Now let’s begin with those seven reasons that I have observed about why a few sites just don’t seem to “get it”.

Reason No. 1

Lack of risk management knowledge or ineffective application of risk analysis by some plant management. Effective risk analysis and risk management are keys to successful management of PEI risks, just as they are to all other risks in a plant environment. Most cost-effective inspection planning these days is accomplished by the application of RBI, at least at the operating sites with more advanced PEI programs. Clearly effective risk analysis is the heart and soul of effective RBI programs. Well, lo and behold, effective decision-making is also accomplished based on effective risk analysis.

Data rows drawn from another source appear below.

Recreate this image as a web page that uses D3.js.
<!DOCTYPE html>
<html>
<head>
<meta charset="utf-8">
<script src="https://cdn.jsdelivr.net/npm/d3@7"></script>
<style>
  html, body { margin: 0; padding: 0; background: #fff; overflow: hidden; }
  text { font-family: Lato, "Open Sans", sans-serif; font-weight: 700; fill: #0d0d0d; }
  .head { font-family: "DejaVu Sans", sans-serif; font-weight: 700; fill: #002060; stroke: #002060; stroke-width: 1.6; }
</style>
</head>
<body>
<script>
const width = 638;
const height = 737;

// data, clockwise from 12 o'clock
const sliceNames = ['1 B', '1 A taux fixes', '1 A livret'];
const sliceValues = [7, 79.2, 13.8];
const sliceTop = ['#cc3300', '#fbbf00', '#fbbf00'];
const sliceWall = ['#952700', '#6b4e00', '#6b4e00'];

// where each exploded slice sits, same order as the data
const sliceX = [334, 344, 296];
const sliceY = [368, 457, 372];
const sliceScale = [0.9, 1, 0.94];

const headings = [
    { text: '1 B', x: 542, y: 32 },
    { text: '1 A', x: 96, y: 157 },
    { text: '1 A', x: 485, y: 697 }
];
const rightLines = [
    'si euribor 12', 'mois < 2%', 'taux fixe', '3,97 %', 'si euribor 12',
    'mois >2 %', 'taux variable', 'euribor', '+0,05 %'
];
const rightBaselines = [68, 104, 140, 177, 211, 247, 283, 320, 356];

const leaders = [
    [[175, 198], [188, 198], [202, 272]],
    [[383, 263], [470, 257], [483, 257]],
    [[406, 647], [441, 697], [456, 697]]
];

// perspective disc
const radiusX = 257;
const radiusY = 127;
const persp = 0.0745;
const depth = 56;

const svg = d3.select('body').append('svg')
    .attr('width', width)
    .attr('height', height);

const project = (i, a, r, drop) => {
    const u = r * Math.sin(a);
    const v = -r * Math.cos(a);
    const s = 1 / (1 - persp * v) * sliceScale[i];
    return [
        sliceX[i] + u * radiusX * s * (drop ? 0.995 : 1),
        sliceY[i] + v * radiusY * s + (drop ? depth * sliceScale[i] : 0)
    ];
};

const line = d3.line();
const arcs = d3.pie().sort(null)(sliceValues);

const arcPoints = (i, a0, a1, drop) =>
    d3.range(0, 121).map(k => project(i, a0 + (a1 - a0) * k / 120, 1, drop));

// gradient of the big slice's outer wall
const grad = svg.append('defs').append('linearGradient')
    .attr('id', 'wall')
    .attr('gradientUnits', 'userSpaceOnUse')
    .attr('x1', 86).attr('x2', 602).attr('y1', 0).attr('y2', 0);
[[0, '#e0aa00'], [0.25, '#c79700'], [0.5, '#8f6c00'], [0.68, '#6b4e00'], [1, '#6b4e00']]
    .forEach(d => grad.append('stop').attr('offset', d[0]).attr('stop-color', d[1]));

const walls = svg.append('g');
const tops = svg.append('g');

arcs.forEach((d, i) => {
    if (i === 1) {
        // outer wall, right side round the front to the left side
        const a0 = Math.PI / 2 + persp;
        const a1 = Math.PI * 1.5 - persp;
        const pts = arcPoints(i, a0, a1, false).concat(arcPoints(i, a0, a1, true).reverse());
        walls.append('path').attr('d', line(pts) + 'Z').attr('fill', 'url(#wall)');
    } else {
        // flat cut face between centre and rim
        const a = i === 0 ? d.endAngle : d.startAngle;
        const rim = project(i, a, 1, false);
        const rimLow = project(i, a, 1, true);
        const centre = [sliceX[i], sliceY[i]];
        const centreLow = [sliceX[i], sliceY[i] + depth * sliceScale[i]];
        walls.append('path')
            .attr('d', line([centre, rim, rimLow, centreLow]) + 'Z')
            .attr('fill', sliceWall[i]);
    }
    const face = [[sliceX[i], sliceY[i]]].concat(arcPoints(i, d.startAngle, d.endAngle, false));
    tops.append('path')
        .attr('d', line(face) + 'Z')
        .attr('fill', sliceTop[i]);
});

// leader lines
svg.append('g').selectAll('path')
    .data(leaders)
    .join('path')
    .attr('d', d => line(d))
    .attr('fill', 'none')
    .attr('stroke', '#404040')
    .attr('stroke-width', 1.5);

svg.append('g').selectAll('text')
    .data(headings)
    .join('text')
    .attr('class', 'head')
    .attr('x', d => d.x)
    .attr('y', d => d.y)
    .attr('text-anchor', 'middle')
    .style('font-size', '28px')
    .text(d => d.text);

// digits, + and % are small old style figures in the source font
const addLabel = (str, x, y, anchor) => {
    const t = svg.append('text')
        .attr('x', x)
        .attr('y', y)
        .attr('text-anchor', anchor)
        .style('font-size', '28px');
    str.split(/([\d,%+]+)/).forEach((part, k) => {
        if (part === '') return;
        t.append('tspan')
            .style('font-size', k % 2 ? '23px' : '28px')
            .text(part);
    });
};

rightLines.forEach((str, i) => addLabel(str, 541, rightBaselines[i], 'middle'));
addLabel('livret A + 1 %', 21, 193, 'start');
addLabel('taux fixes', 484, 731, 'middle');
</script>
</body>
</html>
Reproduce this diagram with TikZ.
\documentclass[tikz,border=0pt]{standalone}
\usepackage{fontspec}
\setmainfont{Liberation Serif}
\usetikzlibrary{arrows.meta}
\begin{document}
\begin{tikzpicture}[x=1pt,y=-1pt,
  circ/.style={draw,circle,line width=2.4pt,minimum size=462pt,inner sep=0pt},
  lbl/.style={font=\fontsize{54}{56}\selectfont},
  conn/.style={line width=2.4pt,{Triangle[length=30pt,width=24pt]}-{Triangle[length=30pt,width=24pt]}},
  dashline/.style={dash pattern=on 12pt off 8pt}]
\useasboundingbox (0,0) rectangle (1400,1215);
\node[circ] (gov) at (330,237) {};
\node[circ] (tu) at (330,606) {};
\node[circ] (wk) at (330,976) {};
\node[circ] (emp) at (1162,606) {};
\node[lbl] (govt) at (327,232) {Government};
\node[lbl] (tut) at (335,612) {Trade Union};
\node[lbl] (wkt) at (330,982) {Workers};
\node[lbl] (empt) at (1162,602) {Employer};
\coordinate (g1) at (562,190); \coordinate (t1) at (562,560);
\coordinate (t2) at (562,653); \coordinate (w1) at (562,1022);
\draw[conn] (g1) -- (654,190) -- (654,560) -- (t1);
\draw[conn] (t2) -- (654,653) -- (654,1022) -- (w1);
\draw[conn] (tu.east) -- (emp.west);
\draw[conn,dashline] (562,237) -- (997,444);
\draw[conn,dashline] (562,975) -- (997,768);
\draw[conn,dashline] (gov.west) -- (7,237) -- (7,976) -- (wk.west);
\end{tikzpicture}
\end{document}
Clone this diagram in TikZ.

If management understands the magnitude of the risks they are carrying by not having effective piping inspection programs, injection point management programs; deadleg programs; PMI programs, CUI programs, etc. on down the list of the 101 Essential Elements, then they are much more likely to provide the necessary resources to build excellence in those programs. If management acts to resource these programs based on their past experience and knowledge, then well-and-good; but if not, effective risk analysis which indicates the combined consequences and probability of PEI failures, is a very effective method of getting management attention to the higher risk PEI issues that need to be addressed.

Reason No. 2

Lack of strong-willed, competent PEI engineers/supervisors/leaders willing and able to be advocates for the necessary PEI issues. Management does not come by their knowledge of the importance of PEI issues by “assmosis” (which has been euphemistically described as the practice of sitting on a copy of the 101 Essential Elements until they are fully understood). Management has a lot of issues on their platter, most of which compete for attention and budget funds with PEI issues. Typically one of the main responsibilities of many managers is to determine how to “stuff a quart into a pint jar”. So management needs to hear about PEI issues from strong advocates for the 101 Essential Elements. They need to hear about incidents in your company and in other companies where failures of pressure equipment have led to process safety incidents and poor reliability. For many years, I have routinely attended the API Operating Practices Symposium (OPS), which is a day-long session at each of the semi-annual API Refining Meetings. At these meetings (which are only open to attendees from operating companies in the industry), numerous process safety incidents are explained in detail, i.e. what happened, why it happened, what corrective action was taken, and how such incidents can be prevented. At every OPS, there are presentations on PEI failures, on which I would report back to my management and technical associates to keep them apprised of higher risk PEI issues that were causing process safety incidents in the industry.